Fannie Mae also sets a hard limit on how old your credit documents can be: no more than four months on the date you sign the note.4Fannie Mae. Allowable Age of Credit Documents and Federal Income Tax Returns If your closing gets delayed beyond that window, expect a full credit repull, which means a new hard inquiry and potentially a different score than the one your rate was based on.
When the monitoring system flags new activity, the underwriter has to resolve it before the loan can close. The first step is usually a letter of explanation from you — a brief written statement describing what the inquiry was for and whether it resulted in new debt. If you did open a new account, expect to hand over billing statements or a copy of the credit agreement so the lender can verify the monthly payment amount.
The underwriter then recalculates your debt-to-income ratio with the new obligation included. For loans run through Fannie Mae’s automated system, resubmission is required if the recalculated ratio either exceeds 45% or jumps by three percentage points or more, as long as the new ratio stays at or below 50%.5Fannie Mae. Accuracy of DU Data, DU Tolerances, and Errors in the Credit Report If the ratio exceeds 45% on a manually underwritten loan or 50% on an automated one, the loan is no longer eligible for delivery to Fannie Mae at all.6Fannie Mae. Fannie Mae Selling Guide – B3-6-02, Debt-to-Income Ratios
To put that in practical terms: if you’re already at a 42% ratio and you finance a $30,000 car during underwriting, the new monthly payment could easily push you past 45% and force the entire loan back through the approval process. In the best case, you pay down other debts to get back under the threshold. In the worst case, you lose your rate lock, your closing date, or the loan altogether.
If you’re married, live in one of the nine community property states, and your spouse isn’t on the mortgage application, the lender still has to pull your spouse’s credit report and include their debts in your ratio calculation. This catches many borrowers off guard. Even though your spouse’s credit score won’t be used to qualify, their car payments, student loans, and credit card minimums get added to your monthly obligations.7U.S. Department of Housing and Urban Development (HUD). HOC Reference Guide – Non-Purchasing Spouse
If your spouse refuses to authorize the credit pull, the lender can’t establish your full liability picture, and the loan won’t be insurable. There’s no workaround for this — it’s a hard requirement, not a lender preference. Any new debt your non-borrowing spouse takes on during the underwriting period can trigger the same re-underwriting process as if you had taken it on yourself.
The most obvious mistake is opening new credit — a car loan, retail card, or personal line of credit — while your mortgage is in process. But several less obvious moves can be just as damaging.
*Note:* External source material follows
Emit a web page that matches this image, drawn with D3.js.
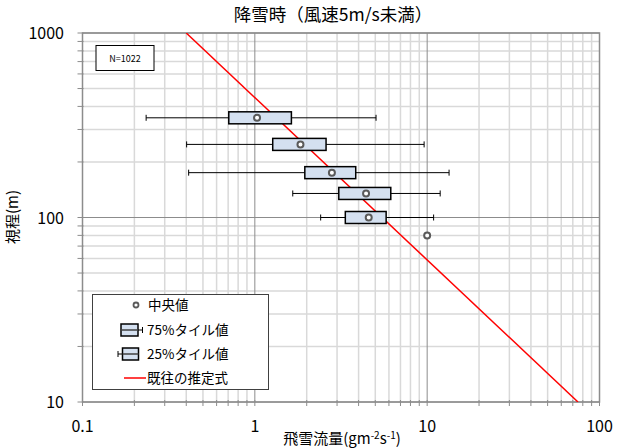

The safest approach is to treat your financial life as frozen from the day you submit your application until you have the keys. No new accounts, no closed accounts, no large purchases, no co-signatures. If something unavoidable comes up, call your loan officer before you act — they can tell you whether it’ll create a problem and how to handle it.
Most undisclosed debt gets caught before closing, which is the whole point of the monitoring systems. But when it slips through, the consequences fall primarily on the lender. Loans with undisclosed liabilities violate the representations and warranties the lender made when selling the loan to investors like Fannie Mae or Freddie Mac. The investor can demand the lender repurchase the loan, and those buybacks are expensive — lenders have reported losses in the hundreds of thousands of dollars per loan when forced to repurchase and resell on the secondary market.
For borrowers, the practical risk is different. If you deliberately concealed debt to qualify for a mortgage, the loan documents you signed contain representations about the accuracy of your financial disclosures. Materially false statements on a mortgage application can constitute federal fraud. Most borrowers who take on new debt during underwriting aren’t committing intentional fraud — they simply didn’t realize the restriction — but the line between carelessness and misrepresentation gets thin when you’ve been explicitly told not to change your financial profile and you do it anyway.